Heads up: placeholder draft for AJ to rewrite in his own voice. Numbers and program names are pulled from the public site bio, but the framing here is a first pass.
I’ve now mentored startups across Brinc, Mashroo3i Launchpad and Misk Launchpad — a few of them in real depth, most for shorter sessions. The teams are wildly different on the surface: different industries, different stages, different countries. But three patterns repeat almost every time.
Pattern 1 — They’ve built more than they’ve sold
Founders in the region often come from technical backgrounds and the regional talent market makes building cheap. So the team builds, and builds, and builds — and the first paying customer is still six months away.
I’ve started asking, very early: what’s the smallest version of this that I could pay you for today? The answer is often something the founder can ship in two weeks. Two weeks of selling almost always beats two months of building.
Pattern 2 — They’re solving a regional problem with global tooling
This one’s quieter but deadly. Founders read [Lenny / a16z / Reforge] and apply growth tactics that assume Stripe-grade payments, fast cross-border ops, and SaaS-friendly buyers. None of that is true in much of MENA.
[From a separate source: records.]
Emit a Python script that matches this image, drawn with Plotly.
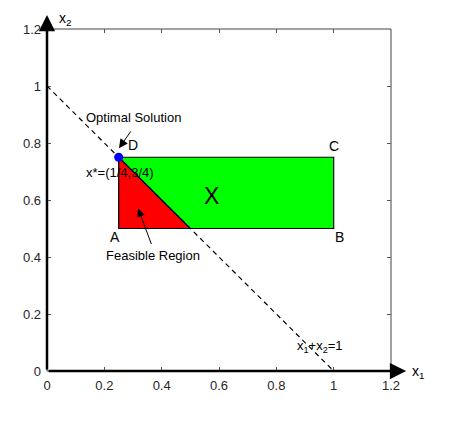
import plotly.graph_objects as go

# feasible set pieces
rect_x = [0.25, 1.0, 1.0, 0.25, 0.25]
rect_y = [0.5, 0.5, 0.75, 0.75, 0.5]
tri_x = [0.25, 0.5, 0.25, 0.25]
tri_y = [0.5, 0.5, 0.75, 0.5]
line_x = [0, 1]
line_y = [1, 0]
opt_x = [0.25]
opt_y = [0.75]

tick_vals = [0, 0.2, 0.4, 0.6, 0.8, 1, 1.2]
tick_text = ["0", "0.2", "0.4", "0.6", "0.8", "1", "1.2"]

# corner labels
corner_names = ["A", "B", "C", "D"]
corner_x = [0.237, 1.02, 1.0, 0.30]
corner_y = [0.47, 0.47, 0.79, 0.793]

FONT = "Liberation Sans, Arial, sans-serif"
TXT = "#262626"

fig = go.Figure()

fig.add_trace(go.Scatter(x=rect_x, y=rect_y, fill="toself", fillcolor="#00ff00",
                         mode="lines", line=dict(color="black", width=1.2),
                         hoverinfo="skip"))
fig.add_trace(go.Scatter(x=tri_x, y=tri_y, fill="toself", fillcolor="#ff0000",
                         mode="lines", line=dict(color="black", width=1.2),
                         hoverinfo="skip"))
fig.add_trace(go.Scatter(x=line_x, y=line_y, mode="lines",
                         line=dict(color="black", width=1.2, dash="5px,4px"),
                         hoverinfo="skip"))
fig.add_trace(go.Scatter(x=opt_x, y=opt_y, mode="markers",
                         marker=dict(color="#0000ff", size=9), hoverinfo="skip"))

ann = []
for n, cx, cy in zip(corner_names, corner_x, corner_y):
    ann.append(dict(x=cx, y=cy, text=n, showarrow=False,
                    font=dict(size=14, color="black", family=FONT)))

ann.append(dict(x=0.575, y=0.614, text="X", showarrow=False,
                font=dict(size=23, color="black", family=FONT)))
ann.append(dict(x=0.255, y=0.695, text="x*=(1/4,3/4)", showarrow=False,
                font=dict(size=13, color="black", family=FONT)))
ann.append(dict(x=0.30, y=0.89, text="Optimal Solution", showarrow=False,
                font=dict(size=13, color="black", family=FONT)))
ann.append(dict(x=0.251, y=0.782, ax=0.296, ay=0.846, axref="x", ayref="y",
                text="", showarrow=True, arrowhead=2, arrowsize=1.8,
                arrowwidth=1, arrowcolor="black"))
ann.append(dict(x=0.37, y=0.407, text="Feasible Region", showarrow=False,
                font=dict(size=13, color="black", family=FONT)))
ann.append(dict(x=0.318, y=0.57, ax=0.366, ay=0.44, axref="x", ayref="y",
                text="", showarrow=True, arrowhead=2, arrowsize=1.6,
                arrowwidth=1, arrowcolor="black"))
ann.append(dict(x=0.952, y=0.085, text="x<sub>1</sub>+x<sub>2</sub>=1",
                showarrow=False, font=dict(size=13, color="black", family=FONT)))

# axis arrows (paper coordinates)
ann.append(dict(xref="paper", yref="paper", x=0, y=1.041, ax=0, ay=356,
                text="", showarrow=True, arrowhead=2, arrowsize=1.3,
                arrowwidth=2.5, arrowcolor="black"))
ann.append(dict(xref="paper", yref="paper", x=1.044, y=0, ax=-359, ay=0,
                text="", showarrow=True, arrowhead=2, arrowsize=1.3,
                arrowwidth=2.5, arrowcolor="black"))
ann.append(dict(xref="paper", yref="paper", x=0.028, y=1.06,
                text="x<sub>2</sub>", showarrow=False, xanchor="left",
                font=dict(size=14, color="black", family=FONT)))
ann.append(dict(xref="paper", yref="paper", x=1.055, y=-0.035,
                text="x<sub>1</sub>", showarrow=False, xanchor="left",
                font=dict(size=14, color="black", family=FONT)))

axis_style = dict(range=[0, 1.2], tickvals=tick_vals, ticktext=tick_text,
                  ticks="inside", ticklen=4, tickcolor="#555", tickwidth=1,
                  mirror="ticks", showline=False, showgrid=False, zeroline=False,
                  tickfont=dict(size=13, color=TXT, family=FONT),
                  ticklabelstandoff=5, fixedrange=True)

# the page body adds an 8px offset, so the margins are shifted to compensate
fig.update_layout(
    width=463, height=422,
    margin=dict(l=39, r=80, t=21, b=59),
    paper_bgcolor="white", plot_bgcolor="white",
    showlegend=False,
    xaxis=axis_style,
    yaxis=axis_style,
    annotations=ann,
    shapes=[dict(type="rect", xref="paper", yref="paper", x0=0, y0=0, x1=1, y1=1,
                 line=dict(color="#444", width=1), layer="below")],
)

fig.write_html("out.html")
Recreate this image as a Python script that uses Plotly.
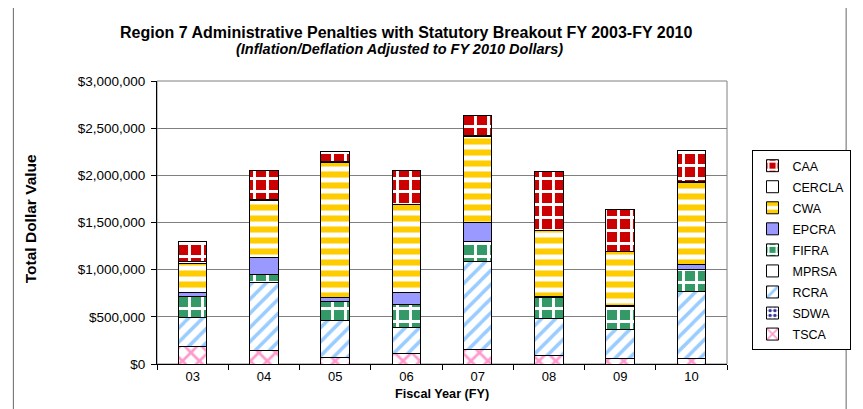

Re-grounding the playbook in who actually buys, how they pay, and what cycle time looks like changes the product itself, not just the marketing.
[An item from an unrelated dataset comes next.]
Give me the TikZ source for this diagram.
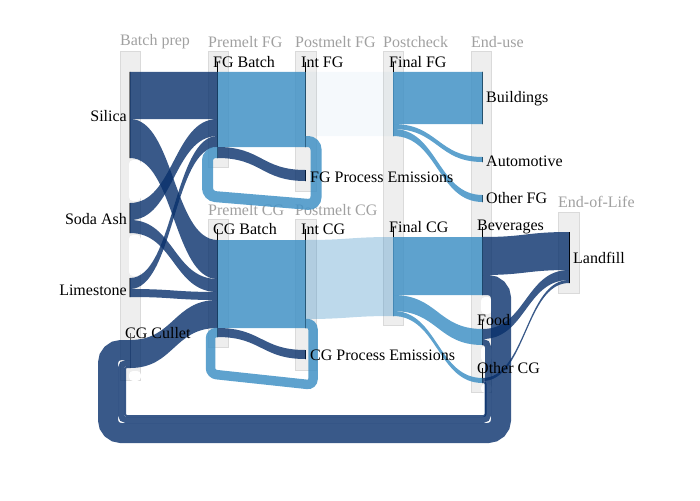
\documentclass[tikz,border=0pt]{standalone}
\usepackage{fontspec}
\setmainfont{Liberation Serif}
\usetikzlibrary{calc}
\definecolor{darkflow}{RGB}{8,48,107}
\definecolor{lightflow}{RGB}{66,146,198}
\definecolor{boxgray}{RGB}{238,238,238}
\definecolor{boxline}{RGB}{218,218,218}
\definecolor{colgray}{RGB}{160,160,160}
% band between two nodes: style, source, offset, target, offset, width
\newcommand{\flow}[6]{%
  \fill[#1] let \p1=(#2), \p2=(#4), \p3=($(#2)!.5!(#4)$) in
    (\x1,\y1-#3pt) .. controls (\x3,\y1-#3pt) and (\x3,\y2-#5pt) .. (\x2,\y2-#5pt)
    -- (\x2,\y2-#5pt-#6pt) .. controls (\x3,\y2-#5pt-#6pt) and (\x3,\y1-#3pt-#6pt) .. (\x1,\y1-#3pt-#6pt) -- cycle;}
\begin{document}
\begin{tikzpicture}[x=1pt, y=-1pt]
    \tikzstyle{every node}=[font=\fontsize{16}{19}\selectfont, inner sep=0pt]
    \tikzstyle{stage}=[fill=boxgray, draw=boxline, line width=1pt]
    \tikzstyle{heading}=[text=colgray, anchor=west]
    \tikzstyle{lbl}=[anchor=west]
    \tikzstyle{lblleft}=[anchor=east]
    \tikzstyle{rawbar}=[draw=gray, line width=1.5pt, minimum width=0pt, anchor=north, outer sep=0pt]
    \tikzstyle{nodebar}=[draw=black, line width=1pt, minimum width=0pt, anchor=north, outer sep=0pt]
    \tikzstyle{stem}=[draw=black, line width=1pt]
    \tikzstyle{darkband}=[fill=darkflow, fill opacity=0.8]
    \tikzstyle{lightband}=[fill=lightflow, fill opacity=0.85]
    \tikzstyle{paleband}=[fill=lightflow, fill opacity=0.35]
    \tikzstyle{faintband}=[fill=lightflow, fill opacity=0.05]
    \tikzstyle{darkloop}=[draw=darkflow, draw opacity=0.8]
    \tikzstyle{lightloop}=[draw=lightflow, draw opacity=0.85]
    \tikzstyle{notch}=[fill=white, rounded corners=4pt]
    \useasboundingbox (0,0) rectangle (700,500);

    % columns
    \draw[stage] (120,52) rectangle (140,380);
    \draw[stage] (208,52) rectangle (228,167);
    \draw[stage] (208,219) rectangle (228,347);
    \draw[stage] (295,52) rectangle (316,191);
    \draw[stage] (295,219) rectangle (316,370);
    \draw[stage] (383,52) rectangle (403,325);
    \draw[stage] (471,52) rectangle (491,392);
    \draw[stage] (558,212) rectangle (579,293);
    \fill[notch] (129,160) rectangle (141,201);
    \fill[notch] (129,235) rectangle (141,276);
    \fill[notch] (129,371) rectangle (141,381);
    \fill[notch] (481,297) rectangle (492,314);
    \fill[notch] (481,346) rectangle (492,362);
    \fill[notch] (481,384) rectangle (492,393);

    \node[heading] (hbatch) at (120,42) {Batch prep};
    \node[heading] (hpremfg) at (208,42) {Premelt FG};
    \node[heading] (hpostfg) at (295,42) {Postmelt FG};
    \node[heading] (hcheck) at (383,42) {Postcheck};
    \node[heading] (huse) at (471,42) {End-use};
    \node[heading] (hpremcg) at (208,210) {Premelt CG};
    \node[heading] (hpostcg) at (295,210) {Postmelt CG};
    \node[heading] (hlife) at (558,202) {End-of-Life};

    % nodes
    \node[rawbar, minimum height=86pt] (silica) at (130,72) {};
    \node[rawbar, minimum height=30pt] (soda) at (130,203) {};
    \node[rawbar, minimum height=19pt] (lime) at (130,278) {};
    \node[nodebar, draw=gray!80!black, minimum height=28pt] (cullet) at (130,340) {};
    \node[nodebar, minimum height=86pt] (fgbatch) at (217.5,72) {};
    \node[nodebar, minimum height=97pt] (cgbatch) at (217.5,240) {};
    \node[nodebar, minimum height=75pt] (intfg) at (305.5,72) {};
    \node[nodebar, minimum height=11pt] (fgem) at (305.5,170) {};
    \node[nodebar, minimum height=88pt] (intcg) at (305.5,240) {};
    \node[nodebar, minimum height=9pt] (cgem) at (305.5,350) {};
    \node[nodebar, minimum height=64pt] (finalfg) at (393,72) {};
    \node[nodebar, minimum height=79pt] (finalcg) at (393,237) {};
    \node[nodebar, minimum height=52pt] (buildings) at (482.5,72) {};
    \node[nodebar, minimum height=5pt] (auto) at (482.5,157) {};
    \node[nodebar, minimum height=7pt] (otherfg) at (482.5,195) {};
    \node[nodebar, minimum height=58pt] (bev) at (482.5,237) {};
    \node[nodebar, minimum height=16pt] (food) at (482.5,329) {};
    \node[nodebar, minimum height=5pt] (othercg) at (482.5,378) {};
    \node[nodebar, minimum height=51pt] (landfill) at (569,232) {};

    % flows
    \flow{darkband}{silica.north}{0}{fgbatch.north}{0}{47}
    \flow{darkband}{silica.north}{47}{cgbatch.north}{0}{39}
    \flow{darkband}{soda.north}{0}{fgbatch.north}{47}{17}
    \flow{darkband}{soda.north}{17}{cgbatch.north}{39}{13}
    \flow{darkband}{lime.north}{0}{fgbatch.north}{64}{11}
    \flow{darkband}{lime.north}{11}{cgbatch.north}{52}{8}
    \flow{darkband}{cullet.north}{0}{cgbatch.north}{60}{28}
    \flow{lightband}{fgbatch.north}{0}{intfg.north}{0}{75}
    \flow{darkband}{fgbatch.north}{75}{fgem.north}{0}{11}
    \flow{lightband}{cgbatch.north}{0}{intcg.north}{0}{88}
    \flow{darkband}{cgbatch.north}{88}{cgem.north}{0}{9}
    \flow{faintband}{intfg.north}{0}{finalfg.north}{0}{64}
    \flow{paleband}{intcg.north}{0}{finalcg.north}{0}{79}
    \flow{lightband}{finalfg.north}{0}{buildings.north}{0}{52}
    \flow{lightband}{finalfg.north}{52}{auto.north}{0}{5}
    \flow{lightband}{finalfg.north}{57}{otherfg.north}{0}{7}
    \flow{lightband}{finalcg.north}{0}{bev.north}{0}{58}
    \flow{lightband}{finalcg.north}{58}{food.north}{0}{16}
    \flow{lightband}{finalcg.north}{74}{othercg.north}{0}{5}
    \flow{darkband}{bev.north}{0}{landfill.north}{0}{38}
    \flow{darkband}{food.north}{0}{landfill.north}{38}{10}
    \flow{darkband}{othercg.north}{0}{landfill.north}{48}{3}

    % cullet loops
    \draw[lightloop, line width=11pt, rounded corners=8pt] ($(intfg.north)+(0,69.5)$) -- (316,141.5)
        -- (316,205) -- (207.5,196) -- (207.5,152.5) -- ($(fgbatch.north)+(0,80.5)$);
    \draw[lightloop, line width=9.5pt, rounded corners=6pt] ($(intcg.north)+(0,83.5)$) -- (313,323.5)
        -- (313,385) -- (210.5,374) -- (210.5,332.5) -- ($(cgbatch.north)+(0,92.5)$);
    \draw[darkloop, line width=20pt, rounded corners=13pt] ($(bev.north)+(0,48)$) -- (501,285)
        -- (501,433) -- (108,433) -- (108,350) -- ($(cullet.north)+(0,10)$);
    \draw[darkloop, line width=6pt, rounded corners=5pt] ($(food.north)+(0,13)$) -- (488,342)
        -- (488,420) -- (121,420) -- (121,363) -- ($(cullet.north)+(0,23)$);
    \draw[darkloop, line width=2pt, rounded corners=2pt] ($(othercg.north)+(0,4)$) -- (485.5,382)
        -- (485.5,416) -- (125,416) -- (125,367) -- ($(cullet.north)+(0,27)$);

    % labels
    \node[lblleft] (lsilica) at (127,116) {Silica};
    \node[lblleft] (lsoda) at (127,219) {Soda Ash};
    \node[lblleft] (llime) at (127,290) {Limestone};
    \node[lbl] (lcullet) at (125,333) {CG Cullet};
    \node[lbl] (lfgbatch) at (213,62) {FG Batch};
    \node[lbl] (lintfg) at (301,62) {Int FG};
    \node[lbl] (lfgem) at (310,177) {FG Process Emissions};
    \node[lbl] (lcgbatch) at (213,229) {CG Batch};
    \node[lbl] (lintcg) at (301,229) {Int CG};
    \node[lbl] (lcgem) at (310,355) {CG Process Emissions};
    \node[lbl] (lfinalfg) at (389,62) {Final FG};
    \node[lbl] (lfinalcg) at (389,227) {Final CG};
    \node[lbl] (lbuildings) at (486,99) {Buildings};
    \node[lbl] (lauto) at (486,161) {Automotive};
    \node[lbl] (lotherfg) at (486,198) {Other FG};
    \node[lbl] (lbev) at (477,227) {Beverages};
    \node[lbl] (lfood) at (477,320) {Food};
    \node[lbl] (lothercg) at (477,368) {Other CG};
    \node[lbl] (llandfill) at (573,258) {Landfill};

    % stems from labels down to nodes
    \draw[stem] (fgbatch.north) -- (fgbatch.north |- lfgbatch.center);
    \draw[stem] (intfg.north) -- (intfg.north |- lintfg.center);
    \draw[stem] (finalfg.north) -- (finalfg.north |- lfinalfg.center);
    \draw[stem] (cgbatch.north) -- (cgbatch.north |- lcgbatch.center);
    \draw[stem] (intcg.north) -- (intcg.north |- lintcg.center);
    \draw[stem] (finalcg.north) -- (finalcg.north |- lfinalcg.center);
    \draw[stem] (bev.north) -- (bev.north |- lbev.center);
    \draw[stem] (food.north) -- (food.north |- lfood.center);
    \draw[stem] (othercg.north) -- (othercg.north |- lothercg.center);
    \draw[stem, draw=gray!80!black] (cullet.north) -- (cullet.north |- lcullet.center);
\end{tikzpicture}
\end{document}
Pattern 3 — Their advisors aren’t accountable
Most early-stage advisors give an hour of opinions and disappear. The founders who actually move forward are the ones whose advisors have something at stake — equity, public reputation, or just a recurring 30-minute slot on the calendar they have to show up for.
If you’re a founder reading this: ask your advisors what would make them uncomfortable if you failed. If the honest answer is “nothing,” you don’t have an advisor, you have a fan.
Mentorship is a strange thing to write about because every founder thinks their situation is the unique one. It almost never is — which is exactly why mentorship works at all.